The Ainsworth deal was just one of a number of headline-grabbing events for Brookfield in 2013.
The company also announced the sale of Longview Timber and Longview Fibre Paper and Packaging in two separate transactions. Brookfield bought the two as a single Wisconsin-based business in 2007, which it then restructured to create independent timberland and manufacturing entities. The PE team went on to execute a turnaround of the manufacturing business.
Longview Fibre Paper and Packaging was purchased by KapStone Paper and Packaging in July for a little over US$1 billion. Not long after, Weyerhaueser bought Longview Timber for US$2.6 billion. The two deals, which gave exits to Brookfield’s PE, timber and infrastructure funds, generated gross proceeds of close to US$3.7 billion. After repayment of debts and distributions to third-party investors, Brookfield netted about US$850 million.

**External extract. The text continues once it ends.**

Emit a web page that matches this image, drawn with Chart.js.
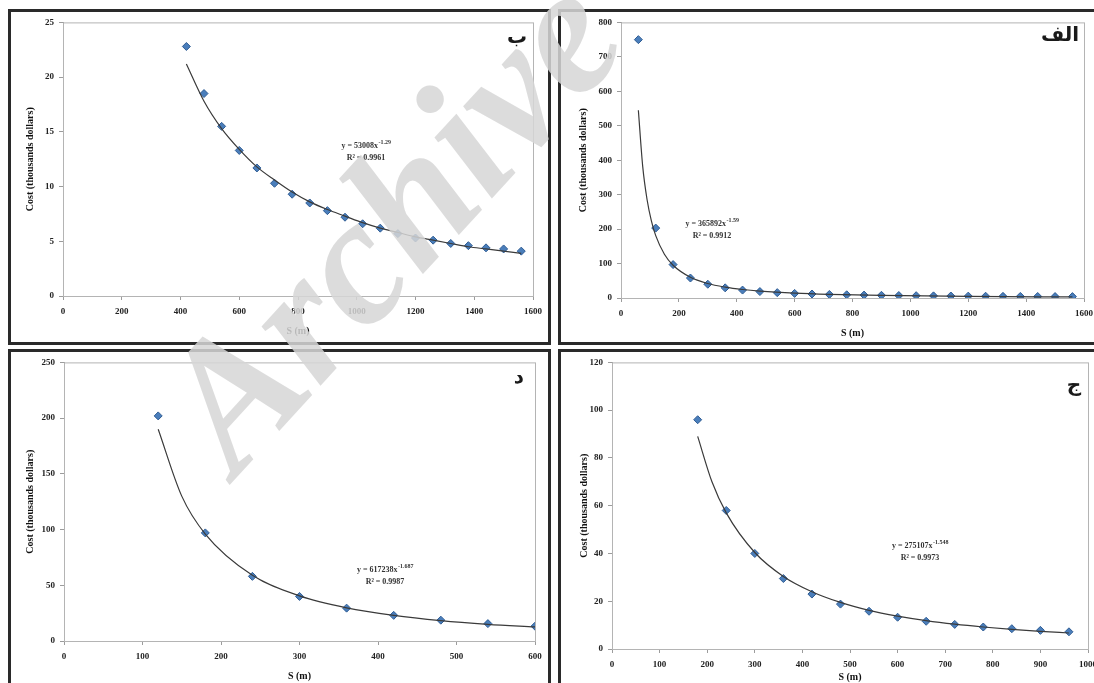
<!DOCTYPE html>
<html>
<head>
<meta charset="utf-8">
<script src="https://cdn.jsdelivr.net/npm/chart.js@4.4.0/dist/chart.umd.min.js"></script>
<style>
html, body { margin: 0; padding: 0; background: #fff; overflow: hidden; width: 1094px; height: 683px; }
.panel { position: absolute; border: 3px solid #2a2a2a; box-sizing: border-box; }
canvas.chart { position: absolute; }
#mark { position: absolute; left: 0; top: 0; pointer-events: none; }
</style>
</head>
<body>
<div class="panel" style="left:8px;top:9px;width:543px;height:336px"></div>
<div class="panel" style="left:558px;top:9px;width:560px;height:336px"></div>
<div class="panel" style="left:8px;top:349px;width:543px;height:360px"></div>
<div class="panel" style="left:558px;top:349px;width:560px;height:360px"></div>
<canvas class="chart" id="chartBe"></canvas>
<canvas class="chart" id="chartAlef"></canvas>
<canvas class="chart" id="chartDal"></canvas>
<canvas class="chart" id="chartJim"></canvas>
<canvas id="mark" width="1094" height="683"></canvas>
<script>
// ---- data ----
// الف
const sAlef = [60, 120, 180, 240, 300, 360, 420, 480, 540, 600, 660, 720, 780, 840, 900, 960, 1020, 1080, 1140, 1200, 1260, 1320, 1380, 1440, 1500, 1560];
const costAlef = [750, 203, 97, 58, 40, 29.5, 23, 18.7, 15.6, 13.3, 11.6, 10.3, 9.3, 8.5, 7.8, 7.2, 6.7, 6.2, 5.8, 5.4, 5.1, 4.8, 4.6, 4.4, 4.2, 4.0];
const trendSAlef = [60, 75, 90, 105, 120, 150, 180, 240, 300, 360, 420, 480, 600, 720, 900, 1200, 1560];
const trendCostAlef = [545, 382, 286, 224, 181, 127, 95, 60, 42, 31.6, 24.7, 20, 14, 10.5, 7.4, 4.7, 3.1];

// ب
const sBe = [420, 480, 540, 600, 660, 720, 780, 840, 900, 960, 1020, 1080, 1140, 1200, 1260, 1320, 1380, 1440, 1500, 1560];
const costBe = [22.8, 18.5, 15.5, 13.3, 11.7, 10.3, 9.3, 8.5, 7.8, 7.2, 6.6, 6.2, 5.7, 5.3, 5.1, 4.8, 4.6, 4.4, 4.3, 4.1];
const trendSBe = [420, 480, 540, 600, 660, 720, 780, 840, 900, 960, 1020, 1080, 1140, 1200, 1260, 1320, 1380, 1440, 1500, 1560];
const trendCostBe = [21.2, 17.8, 15.3, 13.4, 11.8, 10.6, 9.5, 8.6, 7.9, 7.3, 6.7, 6.2, 5.8, 5.4, 5.1, 4.8, 4.5, 4.3, 4.1, 3.9];

// ج
const sJim = [180, 240, 300, 360, 420, 480, 540, 600, 660, 720, 780, 840, 900, 960];
const costJim = [96, 58, 40, 29.5, 23, 18.8, 15.8, 13.3, 11.6, 10.3, 9.2, 8.5, 7.8, 7.2];
const trendSJim = [180, 210, 240, 300, 360, 420, 480, 540, 600, 660, 720, 780, 840, 900, 960];
const trendCostJim = [89, 70, 57, 40.4, 30.4, 24, 19.5, 16.2, 13.8, 11.9, 10.4, 9.2, 8.2, 7.4, 6.7];

// د
const sDal = [120, 180, 240, 300, 360, 420, 480, 540, 600];
const costDal = [202, 97, 58, 40, 29.5, 23, 18.7, 15.6, 13.3];
const trendSDal = [120, 150, 180, 240, 300, 360, 420, 480, 540, 600];
const trendCostDal = [190, 130, 96, 59, 40.5, 29.8, 23, 18.3, 15, 12.6];

// axis ranges [max, step]
const xAxisAlef = [1600, 200], yAxisAlef = [800, 100];
const xAxisBe = [1600, 200], yAxisBe = [25, 5];
const xAxisJim = [1000, 100], yAxisJim = [120, 20];
const xAxisDal = [600, 100], yAxisDal = [250, 50];

const xTitle = 'S (m)';
const yTitle = 'Cost (thousands dollars)';

// ---- drawing ----
const serif = '"Liberation Serif", "Times New Roman", serif';
const axisGray = '#9c9c9c';

function pairs(xs, ys) {
    return xs.map((x, i) => ({ x: x, y: ys[i] }));
}

const extras = {
    id: 'extras',
    beforeDatasetsDraw(chart) {
        const a = chart.chartArea, ctx = chart.ctx;
        ctx.save();
        ctx.strokeStyle = '#b4b4b4';
        ctx.lineWidth = 1;
        ctx.strokeRect(a.left + 0.5, a.top + 0.5, a.width, a.height);
        ctx.restore();
    },
    afterDraw(chart, args, o) {
        const ctx = chart.ctx, b = o.box;
        ctx.save();
        ctx.fillStyle = '#1a1a1a';
        ctx.font = 'bold 20px "DejaVu Sans"';
        ctx.textAlign = 'center';
        ctx.textBaseline = 'middle';
        ctx.fillText(o.letter, o.letterX - b.cx, o.letterY - b.cy);

        // trendline equation
        ctx.fillStyle = '#333';
        ctx.textBaseline = 'alphabetic';
        ctx.textAlign = 'left';
        ctx.font = 'bold 8px ' + serif;
        const w1 = ctx.measureText(o.eq).width;
        ctx.font = 'bold 6px ' + serif;
        const w2 = ctx.measureText(o.exp).width;
        const x0 = o.eqX - b.cx - (w1 + w2) / 2;
        const y0 = o.eqY - b.cy + 3;
        ctx.font = 'bold 8px ' + serif;
        ctx.fillText(o.eq, x0, y0);
        ctx.font = 'bold 6px ' + serif;
        ctx.fillText(o.exp, x0 + w1 + 0.5, y0 - 4);
        ctx.font = 'bold 8px ' + serif;
        ctx.textAlign = 'center';
        ctx.fillText(o.r2, o.eqX - b.cx, y0 + 12);
        ctx.restore();
    }
};

function makeChart(id, box, pts, trend, xAxis, yAxis, note) {
    const cv = document.getElementById(id);
    cv.width = box.cw;
    cv.height = box.ch;
    cv.style.left = box.cx + 'px';
    cv.style.top = box.cy + 'px';

    const tickFont = { family: serif, size: 9, weight: 'bold' };
    const titleFont = { family: serif, size: 10, weight: 'bold' };

    return new Chart(cv, {
        type: 'scatter',
        data: {
            datasets: [{
                data: trend,
                showLine: true,
                borderColor: '#3a3a3a',
                borderWidth: 1.2,
                pointRadius: 0,
                cubicInterpolationMode: 'monotone',
                order: 1
            }, {
                data: pts,
                pointStyle: 'rectRot',
                pointRadius: 4,
                backgroundColor: '#4a7ebb',
                borderColor: '#2f5c93',
                borderWidth: 1,
                order: 2
            }]
        },
        options: {
            responsive: false,
            animation: false,
            devicePixelRatio: 1,
            layout: { padding: { left: 0, top: box.T - box.cy, right: box.cx + box.cw - box.R, bottom: 0 } },
            plugins: {
                legend: { display: false },
                tooltip: { enabled: false },
                extras: Object.assign({ box: box }, note)
            },
            scales: {
                x: {
                    type: 'linear',
                    min: 0, max: xAxis[0],
                    afterFit: s => { s.height = box.cy + box.ch - box.B; },
                    ticks: { stepSize: xAxis[1], color: '#222', font: tickFont, padding: 6, maxRotation: 0, autoSkip: false,
                             callback: v => String(v) },
                    grid: { drawOnChartArea: false, drawTicks: true, tickLength: 4, color: axisGray },
                    border: { color: axisGray, width: 1 },
                    title: { display: true, text: xTitle, color: '#111', font: titleFont,
                             padding: { top: 0, bottom: box.ch - 6 - (box.xTitleY - box.cy) } }
                },
                y: {
                    type: 'linear',
                    min: 0, max: yAxis[0],
                    afterFit: s => { s.width = box.L - box.cx; },
                    ticks: { stepSize: yAxis[1], color: '#222', font: tickFont, padding: 5, callback: v => String(v) },
                    grid: { drawOnChartArea: false, drawTicks: true, tickLength: 4, color: axisGray },
                    border: { color: axisGray, width: 1 },
                    title: { display: true, text: yTitle, color: '#111', font: titleFont,
                             padding: { top: (box.yTitleX - box.cx) - 6, bottom: 0 } }
                }
            }
        },
        plugins: [extras]
    });
}

makeChart('chartBe',
    { cx: 11, cy: 12, cw: 537, ch: 330, L: 63, T: 21, R: 533, B: 296, xTitleY: 331, yTitleX: 30 },
    pairs(sBe, costBe), pairs(trendSBe, trendCostBe), xAxisBe, yAxisBe,
    { letter: 'ب', letterX: 517, letterY: 38, eq: 'y = 53008x', exp: '-1.29', r2: 'R² = 0.9961', eqX: 366, eqY: 145 });

makeChart('chartAlef',
    { cx: 561, cy: 12, cw: 560, ch: 330, L: 621, T: 22, R: 1084, B: 298, xTitleY: 333, yTitleX: 583 },
    pairs(sAlef, costAlef), pairs(trendSAlef, trendCostAlef), xAxisAlef, yAxisAlef,
    { letter: 'الف', letterX: 1060, letterY: 36, eq: 'y = 365892x', exp: '-1.59', r2: 'R² = 0.9912', eqX: 712, eqY: 223 });

makeChart('chartDal',
    { cx: 11, cy: 352, cw: 537, ch: 338, L: 64, T: 362, R: 535, B: 641, xTitleY: 676, yTitleX: 30 },
    pairs(sDal, costDal), pairs(trendSDal, trendCostDal), xAxisDal, yAxisDal,
    { letter: 'د', letterX: 519, letterY: 378, eq: 'y = 617238x', exp: '-1.687', r2: 'R² = 0.9987', eqX: 385, eqY: 569 });

makeChart('chartJim',
    { cx: 561, cy: 352, cw: 560, ch: 338, L: 612, T: 362, R: 1088, B: 649, xTitleY: 677, yTitleX: 584 },
    pairs(sJim, costJim), pairs(trendSJim, trendCostJim), xAxisJim, yAxisJim,
    { letter: 'ج', letterX: 1074, letterY: 386, eq: 'y = 275107x', exp: '-1.548', r2: 'R² = 0.9973', eqX: 920, eqY: 545 });

// watermark
const mk = document.getElementById('mark').getContext('2d');
mk.save();
mk.translate(236, 478);
mk.rotate(-47.5 * Math.PI / 180);
mk.font = 'bold italic 182px "Liberation Serif"';
mk.fillStyle = 'rgba(214,214,214,0.85)';
mk.fillText('Archive of SID', 0, 0);
mk.restore();
</script>
</body>
</html>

Performance at this level is music to the ears of LPs, and a boon to the private equity or alternative asset fund that happens to be raising new capital. Not surprisingly, Brookfield also had momentum in that realm in 2013.
Last April, Brookfield disclosed to peHUB Canada that it had recently closed its third partnership focused on mid-market buyouts, consolidations, restructurings and turnarounds in Canada and the U.S. Brookfield Capital Partners III raised a total of US$1 billion in commitments from a mix of pension funds, insurance companies and other institutional investors.

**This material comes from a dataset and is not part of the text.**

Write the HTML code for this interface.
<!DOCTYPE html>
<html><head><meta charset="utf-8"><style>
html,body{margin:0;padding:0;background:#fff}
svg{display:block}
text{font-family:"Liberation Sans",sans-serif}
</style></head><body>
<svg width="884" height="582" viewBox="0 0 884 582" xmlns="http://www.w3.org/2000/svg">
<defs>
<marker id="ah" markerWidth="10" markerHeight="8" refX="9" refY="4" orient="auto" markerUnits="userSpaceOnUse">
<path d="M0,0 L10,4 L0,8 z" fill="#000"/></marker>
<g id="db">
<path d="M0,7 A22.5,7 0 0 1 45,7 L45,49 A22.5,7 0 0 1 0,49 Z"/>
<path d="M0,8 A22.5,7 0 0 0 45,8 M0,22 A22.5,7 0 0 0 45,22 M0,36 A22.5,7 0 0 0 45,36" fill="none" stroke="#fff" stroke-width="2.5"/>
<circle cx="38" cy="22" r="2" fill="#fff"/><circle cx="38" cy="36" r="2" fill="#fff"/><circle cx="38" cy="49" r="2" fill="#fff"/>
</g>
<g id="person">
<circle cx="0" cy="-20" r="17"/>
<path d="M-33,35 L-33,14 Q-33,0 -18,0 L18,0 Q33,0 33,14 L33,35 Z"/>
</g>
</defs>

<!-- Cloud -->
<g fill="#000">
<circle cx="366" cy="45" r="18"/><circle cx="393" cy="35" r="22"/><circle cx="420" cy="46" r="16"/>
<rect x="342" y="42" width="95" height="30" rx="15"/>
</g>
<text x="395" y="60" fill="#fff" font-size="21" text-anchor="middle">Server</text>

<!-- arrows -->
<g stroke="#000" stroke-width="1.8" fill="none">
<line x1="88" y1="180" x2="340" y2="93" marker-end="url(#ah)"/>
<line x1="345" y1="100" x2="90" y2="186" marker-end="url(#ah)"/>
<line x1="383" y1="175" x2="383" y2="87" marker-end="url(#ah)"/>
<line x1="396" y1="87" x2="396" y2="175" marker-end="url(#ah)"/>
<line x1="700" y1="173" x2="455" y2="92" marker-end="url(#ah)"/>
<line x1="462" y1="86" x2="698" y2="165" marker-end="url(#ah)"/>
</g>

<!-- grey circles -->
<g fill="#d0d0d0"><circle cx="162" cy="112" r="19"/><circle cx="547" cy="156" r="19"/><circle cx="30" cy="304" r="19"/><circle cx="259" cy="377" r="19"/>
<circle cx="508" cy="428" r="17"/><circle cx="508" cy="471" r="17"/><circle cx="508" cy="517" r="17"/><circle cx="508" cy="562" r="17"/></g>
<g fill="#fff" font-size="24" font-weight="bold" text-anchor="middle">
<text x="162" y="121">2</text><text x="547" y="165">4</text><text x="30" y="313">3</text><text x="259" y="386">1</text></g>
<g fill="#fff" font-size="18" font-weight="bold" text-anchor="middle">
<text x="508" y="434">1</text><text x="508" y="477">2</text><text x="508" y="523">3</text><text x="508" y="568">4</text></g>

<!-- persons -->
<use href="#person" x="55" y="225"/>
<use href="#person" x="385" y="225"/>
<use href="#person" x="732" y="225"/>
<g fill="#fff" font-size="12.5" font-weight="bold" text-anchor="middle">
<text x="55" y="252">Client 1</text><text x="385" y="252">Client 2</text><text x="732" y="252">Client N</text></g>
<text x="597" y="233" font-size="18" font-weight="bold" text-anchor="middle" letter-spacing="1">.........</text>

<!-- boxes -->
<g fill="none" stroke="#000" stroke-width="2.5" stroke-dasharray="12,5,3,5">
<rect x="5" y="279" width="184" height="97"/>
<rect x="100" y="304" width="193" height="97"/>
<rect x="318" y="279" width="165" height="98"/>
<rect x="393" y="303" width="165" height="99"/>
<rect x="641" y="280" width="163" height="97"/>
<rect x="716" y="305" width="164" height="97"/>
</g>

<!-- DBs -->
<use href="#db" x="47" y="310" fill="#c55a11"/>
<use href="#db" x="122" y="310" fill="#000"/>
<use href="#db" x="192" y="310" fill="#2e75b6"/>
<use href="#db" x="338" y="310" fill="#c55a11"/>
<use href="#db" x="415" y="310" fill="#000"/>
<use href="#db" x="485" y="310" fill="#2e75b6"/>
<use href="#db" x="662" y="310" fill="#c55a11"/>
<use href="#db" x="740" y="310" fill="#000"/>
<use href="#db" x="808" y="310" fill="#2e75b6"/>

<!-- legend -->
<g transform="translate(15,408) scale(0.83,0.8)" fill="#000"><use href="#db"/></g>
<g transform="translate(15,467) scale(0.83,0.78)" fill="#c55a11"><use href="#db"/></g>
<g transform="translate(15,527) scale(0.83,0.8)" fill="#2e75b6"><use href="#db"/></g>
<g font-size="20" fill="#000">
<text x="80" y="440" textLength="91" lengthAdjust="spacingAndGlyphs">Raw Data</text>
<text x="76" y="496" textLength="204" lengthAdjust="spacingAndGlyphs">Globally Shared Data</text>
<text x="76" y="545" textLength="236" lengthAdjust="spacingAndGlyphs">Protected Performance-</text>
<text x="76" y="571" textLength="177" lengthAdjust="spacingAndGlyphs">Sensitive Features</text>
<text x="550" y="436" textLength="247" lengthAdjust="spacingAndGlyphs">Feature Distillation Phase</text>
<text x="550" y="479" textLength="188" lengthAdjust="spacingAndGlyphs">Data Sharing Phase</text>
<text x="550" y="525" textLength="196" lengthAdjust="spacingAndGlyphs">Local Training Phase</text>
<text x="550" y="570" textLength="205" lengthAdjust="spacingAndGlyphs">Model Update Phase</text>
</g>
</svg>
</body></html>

Fund III was raised without benefit of the Ainsworth or Longview realizations. However, the PE group already had a solid track record. Senior managing partner Joe Freedman told peHUB Canada that gross returns of the fully-realized first fund were 2X with a 30 percent IRR. And at the time, Brookfield Capital Partners II had returned substantially all LP capital, primarily through two exits and cash-flow dividends.

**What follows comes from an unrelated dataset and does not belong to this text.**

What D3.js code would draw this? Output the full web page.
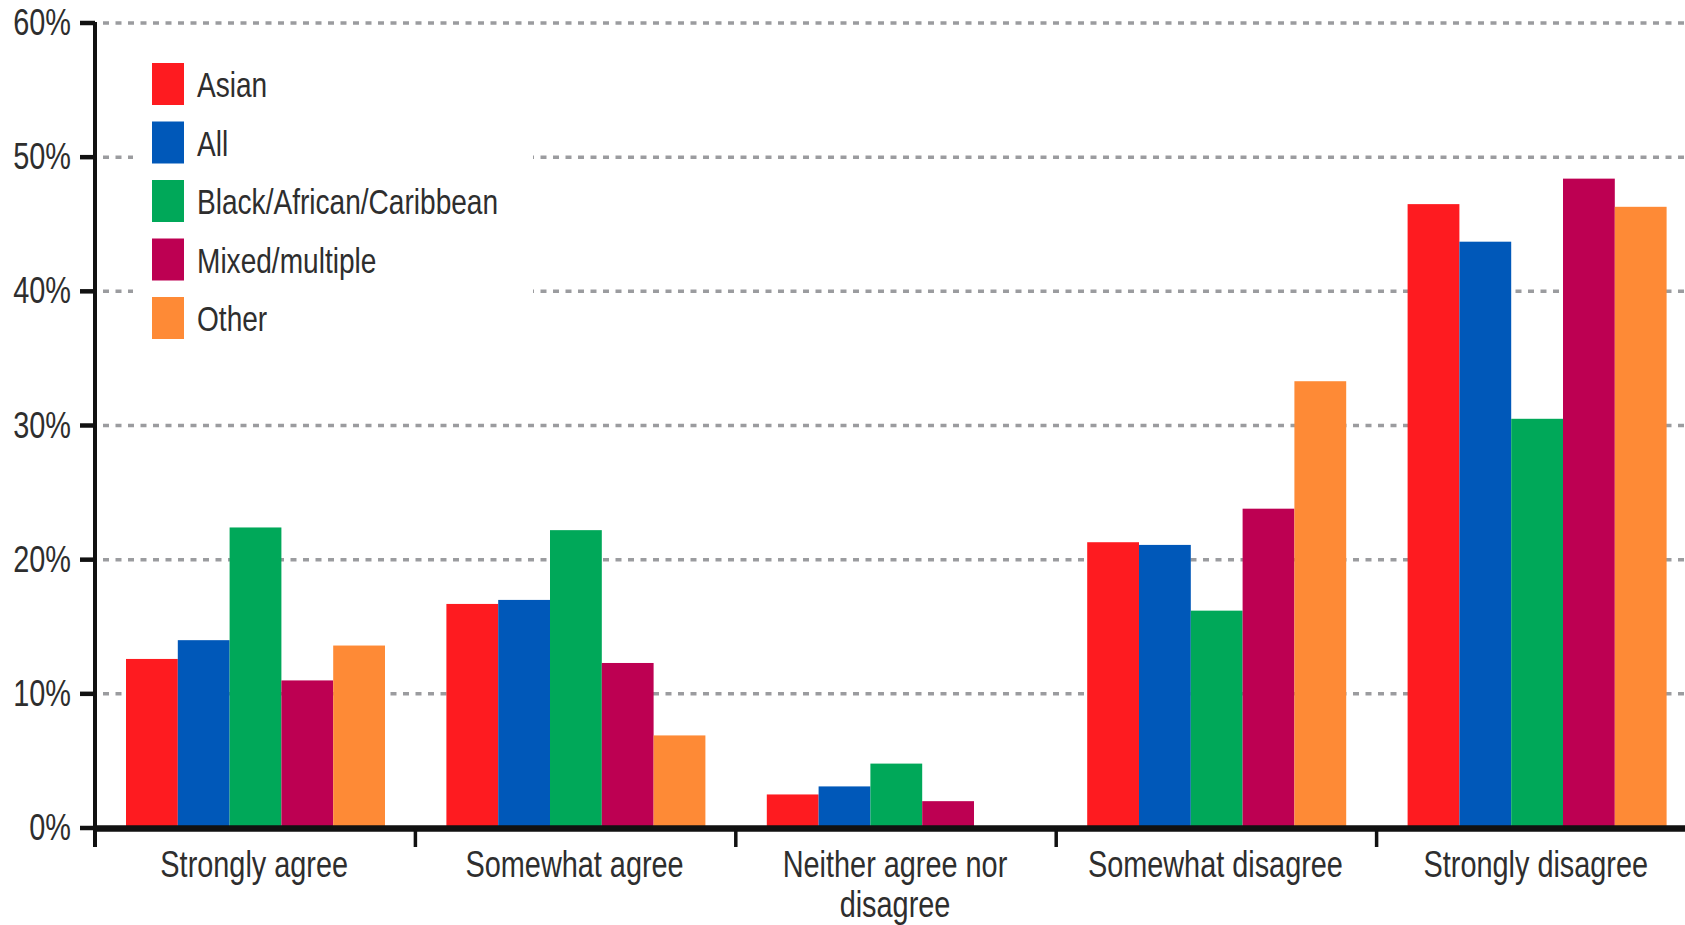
<!DOCTYPE html>
<html>
<head>
<meta charset="utf-8">
<script src="https://cdn.jsdelivr.net/npm/d3@7"></script>
<style>
  html, body { margin: 0; padding: 0; background: #fff; }
  svg { display: block; }
  text { font-family: "Liberation Sans", Arial, sans-serif; fill: #2e2e2e; }
</style>
</head>
<body>
<svg id="chart" width="1685" height="925"></svg>
<script>
// Survey response categories (x axis) and their wrapped label lines
const categories = ["Strongly agree", "Somewhat agree", "Neither agree nor disagree", "Somewhat disagree", "Strongly disagree"];
const categoryLines = [["Strongly agree"], ["Somewhat agree"], ["Neither agree nor", "disagree"], ["Somewhat disagree"], ["Strongly disagree"]];

// Ethnic groups (series) and colours
const series = ["Asian", "All", "Black/African/Caribbean", "Mixed/multiple", "Other"];
const colors = ["#fe1b20", "#0058b9", "#00a859", "#bd0052", "#fe8a36"];

// Percentage of respondents per category, one array per group
const asian = [12.6, 16.7, 2.5, 21.3, 46.5];
const all   = [14.0, 17.0, 3.1, 21.1, 43.7];
const black = [22.4, 22.2, 4.8, 16.2, 30.5];
const mixed = [11.0, 12.3, 2.0, 23.8, 48.4];
const other = [13.6, 6.9, null, 33.3, 46.3];
const seriesValues = [asian, all, black, mixed, other];

// Y axis ticks
const yTicks = [0, 10, 20, 30, 40, 50, 60];
const yTickLabels = ["0%", "10%", "20%", "30%", "40%", "50%", "60%"];

// Condensed type: regular sans squeezed horizontally
const NARROW = 0.78;
const place = (x, y) => `translate(${x},${y}) scale(${NARROW},1)`;

const svg = d3.select("#chart");

const y = d3.scaleLinear().domain([0, 60]).range([828, 23]);
const x0 = d3.scaleBand().domain(categories).range([95, 1697]).paddingInner(0).paddingOuter(0);
const x1 = d3.scaleBand().domain(series).range([31, 290]).padding(0);
const color = d3.scaleOrdinal().domain(series).range(colors);

// Dotted horizontal gridlines
svg.append("g").selectAll("line")
  .data(yTicks.filter(t => t > 0))
  .join("line")
  .attr("x1", 103).attr("x2", 1685)
  .attr("y1", d => y(d)).attr("y2", d => y(d))
  .attr("stroke", "#9b9c9f")
  .attr("stroke-width", 3.5)
  .attr("stroke-dasharray", "6,6.5");

// Legend panel (white background hides gridlines behind it)
const legend = svg.append("g");
legend.append("rect")
  .attr("x", 133).attr("y", 40).attr("width", 400).attr("height", 330)
  .attr("fill", "#fff");
const legendItems = legend.selectAll("g.item")
  .data(series)
  .join("g")
  .attr("class", "item")
  .attr("transform", (d, i) => `translate(152, ${63 + i * 58.5})`);
legendItems.append("rect")
  .attr("width", 32).attr("height", 42)
  .attr("fill", d => color(d));
legendItems.append("text")
  .attr("transform", place(45, 34))
  .attr("font-size", 36)
  .text(d => d);

// Grouped bars
const groups = svg.append("g").selectAll("g")
  .data(categories)
  .join("g")
  .attr("transform", c => `translate(${x0(c)},0)`);

groups.selectAll("rect")
  .data((c, ci) => series.map((s, si) => ({ s, v: seriesValues[si][ci] })).filter(d => d.v != null))
  .join("rect")
  .attr("x", d => x1(d.s))
  .attr("width", x1.bandwidth())
  .attr("y", d => y(d.v))
  .attr("height", d => y(0) - y(d.v))
  .attr("fill", d => color(d.s));

// Y axis
const yAxis = svg.append("g");
yAxis.append("line")
  .attr("x1", 95).attr("x2", 95)
  .attr("y1", y(60) - 1).attr("y2", 847)
  .attr("stroke", "#111").attr("stroke-width", 4);
yAxis.selectAll("line.tick")
  .data(yTicks)
  .join("line")
  .attr("class", "tick")
  .attr("x1", 80).attr("x2", 95)
  .attr("y1", d => y(d)).attr("y2", d => y(d))
  .attr("stroke", "#111").attr("stroke-width", 4.5);
yAxis.selectAll("text")
  .data(yTicks)
  .join("text")
  .attr("transform", d => place(71, y(d) + 12))
  .attr("text-anchor", "end")
  .attr("font-size", 37)
  .text((d, i) => yTickLabels[i]);

// X axis
const xAxis = svg.append("g");
xAxis.append("line")
  .attr("x1", 93).attr("x2", 1685)
  .attr("y1", 828.5).attr("y2", 828.5)
  .attr("stroke", "#111").attr("stroke-width", 6.5);
xAxis.selectAll("line.tick")
  .data(categories.slice(1))
  .join("line")
  .attr("class", "tick")
  .attr("x1", c => x0(c)).attr("x2", c => x0(c))
  .attr("y1", 828).attr("y2", 847)
  .attr("stroke", "#111").attr("stroke-width", 3.5);

const xLabels = xAxis.selectAll("text")
  .data(categories)
  .join("text")
  .attr("text-anchor", "middle")
  .attr("font-size", 37)
  .attr("transform", c => place(x0(c) + x0.bandwidth() / 2 - 1, 877));
xLabels.selectAll("tspan")
  .data((c, i) => categoryLines[i])
  .join("tspan")
  .attr("x", 0)
  .attr("y", (d, i) => i * 40)
  .text(d => d);
</script>
</body>
</html>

The PE fund’s closing was followed a few months later by the close of Brookfield’s fifth timber partnership, the US$1 billion Brookfield Timberlands Fund V.
And in October, the firm put the finishing touches on Brookfield Infrastructure Fund II, which raked in a whopping US$7 billion from over 60 institutional LPs. Focused on investments in global transportation, renewable power, utilities and energy assets, Brookfield Infrastructure Fund II exceeded its original US$5 billion target, as well as capital committed to Fund I, which closed at US$2.7 billion in 2010.
Taken together, Brookfield PE and other private alternative asset funds attracted a total of US$10.5 billion in 2013. A large portion of this money came from Brookfield Asset Management itself. For example, the latter supplied about one-quarter of Brookfield Capital Partners III, and 40% of Brookfield Infrastructure Fund II.
Considering the time and energy an investor must put into large-scale liquidity events and fund closings, Brookfield would likely be forgiven if it had fallen short on its investment activity.
But it didn’t. For example, the newly-minted Brookfield Capital Partners III in May undertook its first new platform investment, acquiring the Canadian logistics operations of Nebraska’s Millard Refrigerated Services, and creating a new company, Brookfield Cold Storage. It also signaled what is perhaps a new interest in the mining sector, extending US$130 million in debt financing to North American Palladium, a precious metals producer which has a flagship Lac des Iles mining project in Ontario.
The firm also completed deals involving long-standing portfolio companies. Insignia Energy and Second Wave Petroleum, both Calgary-based oil and gas producers, were taken private in 2013.
Additionally, another portfolio investment, Ember Resources, completed a major US$214 million add-on acquisition of energy assets owned by Houston, Texas-based Apache Corp. Ember, a coal-bed methane business with headquarters in Calgary, was bought by Brookfield in partnership with ARC Financial, KERN Partners and members of the company’s management team in 2011.
In fact, the firm told peHUB Canada that Brookfield Capital Partners III and its co-investors have so far invested, or committed to invest, well over $1 billion in assorted transactions.
All-in-all, Brookfield had a mighty fine year in 2013. Which makes one wonder what the firm will do for an encore in 2014.